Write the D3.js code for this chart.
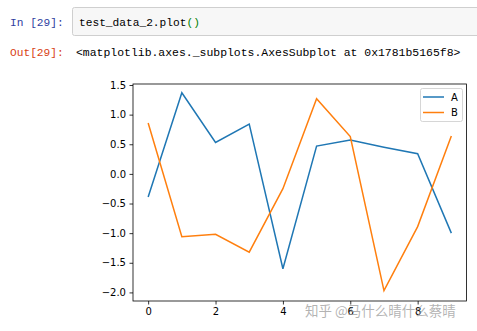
<!DOCTYPE html>
<html>
<head>
<meta charset="utf-8">
<script src="https://cdn.jsdelivr.net/npm/d3@7"></script>
<style>
  body { margin: 0; background: #fff; }
  svg { display: block; }
</style>
</head>
<body>
<script>
var xValues = [0, 1, 2, 3, 4, 5, 6, 7, 8, 9];
var seriesA = [-0.39, 1.37, 0.53, 0.84, -1.60, 0.47, 0.57, 0.45, 0.34, -1.00];
var seriesB = [0.86, -1.06, -1.02, -1.32, -0.25, 1.27, 0.63, -1.97, -0.89, 0.64];
var xTicks = [0, 2, 4, 6, 8];
var yTicks = [-2.0, -1.5, -1.0, -0.5, 0.0, 0.5, 1.0, 1.5];
var seriesNames = ['A', 'B'];
var seriesColors = ['#1f77b4', '#ff7f0e'];

var width = 477;
var height = 331;
var mono = '"Liberation Mono", "DejaVu Sans Mono", monospace';

var svg = d3.select('body').append('svg')
  .attr('width', width)
  .attr('height', height);

// notebook chrome
svg.append('rect')
  .attr('x', 72.5).attr('y', 7.5)
  .attr('width', 420).attr('height', 28)
  .attr('rx', 2)
  .attr('fill', '#f7f7f7')
  .attr('stroke', '#cfcfcf');

svg.append('text')
  .attr('x', 10).attr('y', 26)
  .attr('font-family', mono).attr('font-size', 11.2)
  .attr('fill', '#303f9f')
  .text('In [29]:');

var code = svg.append('text')
  .attr('x', 79).attr('y', 26)
  .attr('font-family', mono).attr('font-size', 11.2)
  .attr('fill', '#000');
code.append('tspan').text('test_data_2.plot');
code.append('tspan').attr('fill', '#008000').text('()');

svg.append('text')
  .attr('x', 10).attr('y', 56)
  .attr('font-family', mono).attr('font-size', 11.2)
  .attr('fill', '#d84315')
  .text('Out[29]:');

svg.append('text')
  .attr('x', 76).attr('y', 56)
  .attr('font-family', mono).attr('font-size', 11.45)
  .attr('fill', '#000')
  .text('<matplotlib.axes._subplots.AxesSubplot at 0x1781b5165f8>');

// axes box
var plotLeft = 133, plotRight = 466.5, plotTop = 84, plotBottom = 301;

var x = d3.scaleLinear().domain([-0.45, 9.45]).range([plotLeft, plotRight]);
var y = d3.scaleLinear().domain([-2.145, 1.517]).range([plotBottom, plotTop]);

var sans = '"DejaVu Sans", sans-serif';

var xAxis = svg.append('g')
  .attr('transform', 'translate(0,' + plotBottom + ')')
  .call(d3.axisBottom(x).tickValues(xTicks).tickSize(3.5).tickPadding(3.5)
    .tickFormat(d3.format('d')));

var yAxis = svg.append('g')
  .attr('transform', 'translate(' + plotLeft + ',0)')
  .call(d3.axisLeft(y).tickValues(yTicks).tickSize(3.5).tickPadding(3.5)
    .tickFormat(function(d) { return d3.format('.1f')(d).replace('-', '\u2212'); }));

[xAxis, yAxis].forEach(function(g) {
  g.select('.domain').remove();
  g.selectAll('line').attr('stroke', '#000').attr('stroke-width', 0.8);
  g.selectAll('text')
    .attr('font-family', sans)
    .attr('font-size', 10)
    .attr('fill', '#000');
});

var line = d3.line()
  .x(function(d, i) { return x(xValues[i]); })
  .y(function(d) { return y(d); });

[seriesA, seriesB].forEach(function(values, i) {
  svg.append('path')
    .datum(values)
    .attr('d', line)
    .attr('fill', 'none')
    .attr('stroke', seriesColors[i])
    .attr('stroke-width', 1.5);
});

svg.append('rect')
  .attr('x', plotLeft).attr('y', plotTop)
  .attr('width', plotRight - plotLeft).attr('height', plotBottom - plotTop)
  .attr('fill', 'none')
  .attr('stroke', '#000')
  .attr('stroke-width', 0.8);

// legend
var legend = svg.append('g').attr('transform', 'translate(420,88)');
legend.append('rect')
  .attr('x', 0.5).attr('y', 0.5)
  .attr('width', 42).attr('height', 33)
  .attr('rx', 2)
  .attr('fill', '#fff')
  .attr('fill-opacity', 0.8)
  .attr('stroke', '#cccccc')
  .attr('stroke-width', 0.8);

seriesNames.forEach(function(name, i) {
  var ly = 9 + i * 15.5;
  legend.append('line')
    .attr('x1', 3).attr('x2', 24)
    .attr('y1', ly).attr('y2', ly)
    .attr('stroke', seriesColors[i])
    .attr('stroke-width', 1.5);
  legend.append('text')
    .attr('x', 31).attr('y', ly + 3.6)
    .attr('font-family', sans)
    .attr('font-size', 10)
    .attr('fill', '#000')
    .text(name);
});

// watermark
svg.append('text')
  .attr('x', 305).attr('y', 316)
  .attr('font-family', '"Noto Sans CJK SC", sans-serif')
  .attr('font-size', 13.5)
  .attr('fill', '#9a9a9a')
  .attr('fill-opacity', 0.75)
  .text('知乎 @马什么晴什么蔡晴');
</script>
</body>
</html>
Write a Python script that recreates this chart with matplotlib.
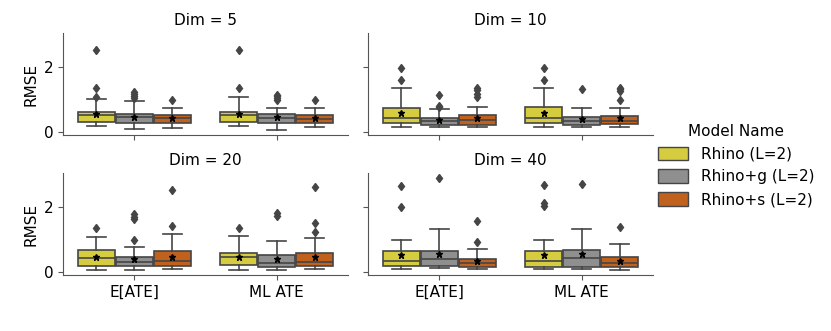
import matplotlib.pyplot as plt
from matplotlib.patches import Patch

dims = [5, 10, 20, 40]
estimators = ["E[ATE]", "ML ATE"]
models = ["Rhino (L=2)", "Rhino+g (L=2)", "Rhino+s (L=2)"]
colors = ["#d5cc40", "#8f8f8f", "#c0611d"]

# per panel: E[ATE] x 3 models, then ML ATE x 3 models
q1 = [
    [0.29, 0.27, 0.27, 0.29, 0.27, 0.27],
    [0.26, 0.22, 0.22, 0.26, 0.22, 0.24],
    [0.19, 0.18, 0.18, 0.21, 0.16, 0.19],
    [0.18, 0.18, 0.13, 0.16, 0.16, 0.15],
]
med = [
    [0.53, 0.44, 0.42, 0.53, 0.42, 0.40],
    [0.43, 0.32, 0.37, 0.43, 0.34, 0.34],
    [0.41, 0.29, 0.33, 0.44, 0.26, 0.31],
    [0.33, 0.39, 0.26, 0.34, 0.41, 0.26],
]
q3 = [
    [0.60, 0.55, 0.53, 0.62, 0.54, 0.53],
    [0.74, 0.43, 0.53, 0.76, 0.45, 0.49],
    [0.67, 0.47, 0.64, 0.59, 0.52, 0.57],
    [0.63, 0.65, 0.40, 0.63, 0.67, 0.46],
]
whislo = [
    [0.18, 0.09, 0.12, 0.18, 0.05, 0.14],
    [0.14, 0.14, 0.14, 0.14, 0.14, 0.14],
    [0.05, 0.05, 0.08, 0.05, 0.05, 0.07],
    [0.09, 0.12, 0.07, 0.08, 0.07, 0.04],
]
whishi = [
    [1.02, 0.94, 0.73, 1.07, 0.73, 0.73],
    [1.37, 0.69, 0.76, 1.37, 0.74, 0.74],
    [1.09, 0.78, 1.16, 1.12, 0.95, 1.04],
    [0.98, 1.33, 0.69, 0.98, 1.31, 0.86],
]
means = [
    [0.55, 0.47, 0.42, 0.55, 0.47, 0.42],
    [0.58, 0.37, 0.43, 0.58, 0.38, 0.43],
    [0.47, 0.39, 0.47, 0.47, 0.40, 0.47],
    [0.52, 0.54, 0.34, 0.52, 0.54, 0.33],
]
fliers = [
    [[2.53, 1.36, 1.08], [1.24, 1.17, 1.10, 1.05], [0.97],
     [2.53, 1.36], [1.15, 1.10, 1.04, 0.98], [0.97]],
    [[1.98, 1.61], [1.15, 0.80, 0.76], [1.35, 1.28, 1.18, 1.08],
     [1.98, 1.61], [1.33], [1.37, 1.32, 1.27, 0.99]],
    [[1.35], [1.78, 1.71, 1.64, 0.98], [2.54, 1.43],
     [1.35], [1.81, 1.73], [2.64, 1.52, 1.24]],
    [[2.67, 2.02], [2.92], [1.58, 0.91],
     [2.69, 2.12, 2.04], [2.72], [1.40]],
]

line_col = "#454545"
W, H = 831, 331
fig = plt.figure(figsize=(W / 100, H / 100), dpi=100)
plt.rcParams["font.size"] = 11

# axes boxes in pixels: (left, top)
ax_w, ax_h = 285, 102
corners = [(63, 33), (368, 33), (63, 173), (368, 173)]
axes = []
for k, (lx, ty) in enumerate(corners):
    rect = [lx / W, (H - ty - ax_h) / H, ax_w / W, ax_h / H]
    if axes:
        ax = fig.add_axes(rect, sharey=axes[0])
    else:
        ax = fig.add_axes(rect)
    axes.append(ax)

bw = 0.8 / 3
for k, ax in enumerate(axes):
    stats = []
    pos = []
    cols = []
    for i in range(2):
        for j in range(3):
            n = i * 3 + j
            stats.append(dict(q1=q1[k][n], med=med[k][n], q3=q3[k][n],
                              whislo=whislo[k][n], whishi=whishi[k][n],
                              mean=means[k][n], fliers=fliers[k][n]))
            pos.append(i + (j - 1) * bw)
            cols.append(colors[j])
    bp = ax.bxp(stats, positions=pos, widths=bw * 0.98, patch_artist=True,
                showmeans=True, manage_ticks=False,
                boxprops=dict(edgecolor=line_col, linewidth=1.2),
                medianprops=dict(color=line_col, linewidth=1.2),
                whiskerprops=dict(color=line_col, linewidth=1.2),
                capprops=dict(color=line_col, linewidth=1.2),
                meanprops=dict(marker="*", markerfacecolor="black",
                               markeredgecolor="black", markersize=5),
                flierprops=dict(marker="d", markerfacecolor=line_col,
                                markeredgecolor=line_col, markersize=4.5))
    for patch, c in zip(bp["boxes"], cols):
        patch.set_facecolor(c)
    ax.set_xlim(-0.5, 1.5)
    ax.set_xticks([0, 1])
    ax.set_yticks([0, 2])
    ax.set_title(f"Dim = {dims[k]}", fontsize=11, pad=6)
    ax.spines["top"].set_visible(False)
    ax.spines["right"].set_visible(False)
    for s in ["left", "bottom"]:
        ax.spines[s].set_color("#555555")
    ax.tick_params(colors="#555555", labelcolor="black", labelsize=11)
    if k < 2:
        ax.set_xticklabels([])
    else:
        ax.set_xticklabels(estimators)
    if k % 2 == 1:
        ax.tick_params(labelleft=False)
    else:
        ax.set_ylabel("RMSE", fontsize=11)

handles = [Patch(facecolor=c, edgecolor=line_col, linewidth=1.0) for c in colors]
fig.legend(handles, models, title="Model Name", loc="center left",
           bbox_to_anchor=(0.775, 0.5), frameon=False, fontsize=11,
           title_fontsize=11, handlelength=2.0, handleheight=1.0)

fig.savefig("out.png", dpi=100)
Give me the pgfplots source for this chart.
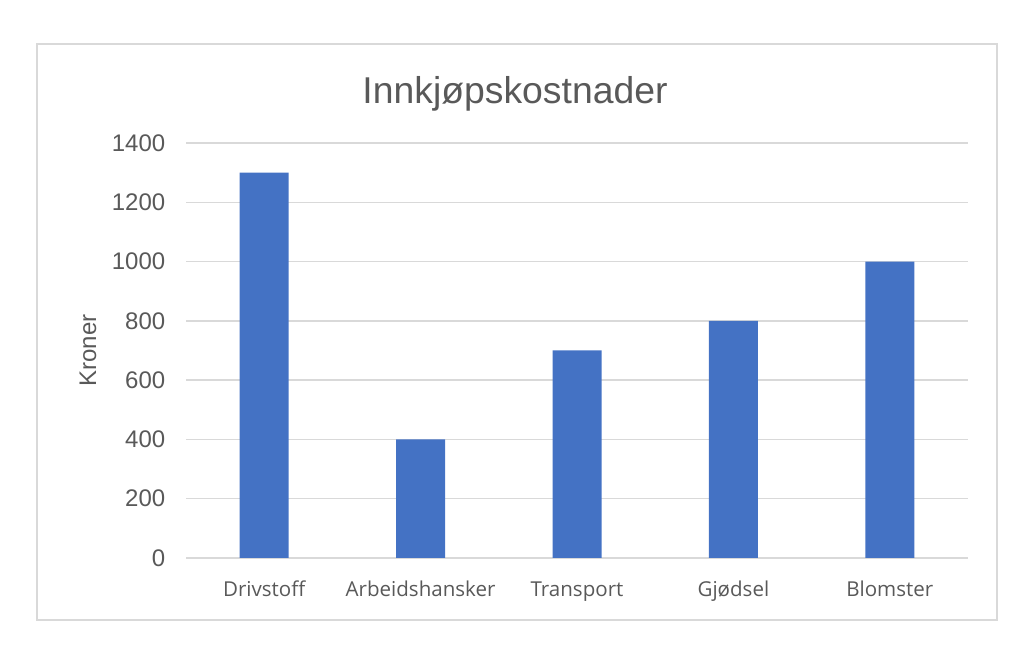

**********

Find how many lines in the material hold the word "code" and state that number alone.

4